Allowances had to be made for some of the vocal portrayals – and for almost all of Richard Stokes’s English translation. The latter is doubtless an horrendously difficult task to undertake, but some of the inaccuracies – why change a gander to a ‘duckling’, making nonsense of the relationship to a goose? – and banalities could surely have been improved upon. Choral singing was generally very good. Jane Dutton’s Kundry was sadly below par; one could only regret the absence, owing to ‘artistic differences’, of the originally advertised Iréne Theorin. Sir John Tomlinson’s voice is becoming increasingly threadbare at the top, but there was no denying the overall majesty of his Gurnemanz, however impoverished the great narrations may have been by the act of translation. Iain Paterson had a slightly shaky start as Amfortas, but recovered well, soon erasing unfortunate memories of his bizarre miscasting by ENO as Don Giovanni; here, instead, we had a typically detailed response to text and music, and a credible dramatic assumption, for the most part finely acted on stage. Tom Fox and Andrew Greenan made their respective marks without blemish as Klingsor and Titurel, both rising vocally above the handicap of their strange costumes. Stuart Skelton displayed a fine Heldentenor in the title role, very much in the baritonal, ‘Bayreuth’ tradition. As with many of the best exponents of the role, he left one initially a little disappointed, an apparent disappointment rectified by the appreciation of dramatic strategy: the first act Parsifal should sound somewhat vacant, in order to allow for the extraordinary development the character undergoes. (Even ‘extraordinary’ is to put it mildly.) The voice lacks nothing in power; if anything, the thought occurred that it might have benefited from a larger space.

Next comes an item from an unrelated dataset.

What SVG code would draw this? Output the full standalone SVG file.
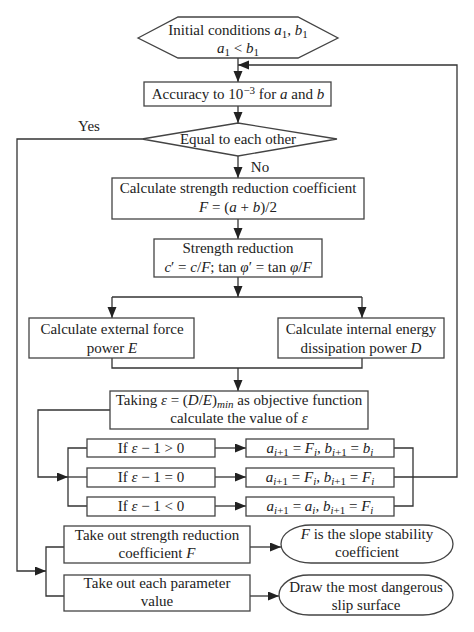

Indeed, I still wonder whether a theatre other than the Bayreuth Festspielhaus is a suitable venue for staging Parsifal at all: not out of misplaced ‘Bayreuth Idealist’ piety, but rather because other, non-theatrical spaces, from Siena Cathedral to the Tate Modern Turbine Hall, might prove much more appropriate. A work that has so far transcended the narrow horizons of the Italianate opera house – or, in the case of the Coliseum, the music hall! – jars somewhat in such a setting. Whether one considers that jarring productive may be a matter of taste, however, and the problem, such as it is, is not ENO’s alone; far from it.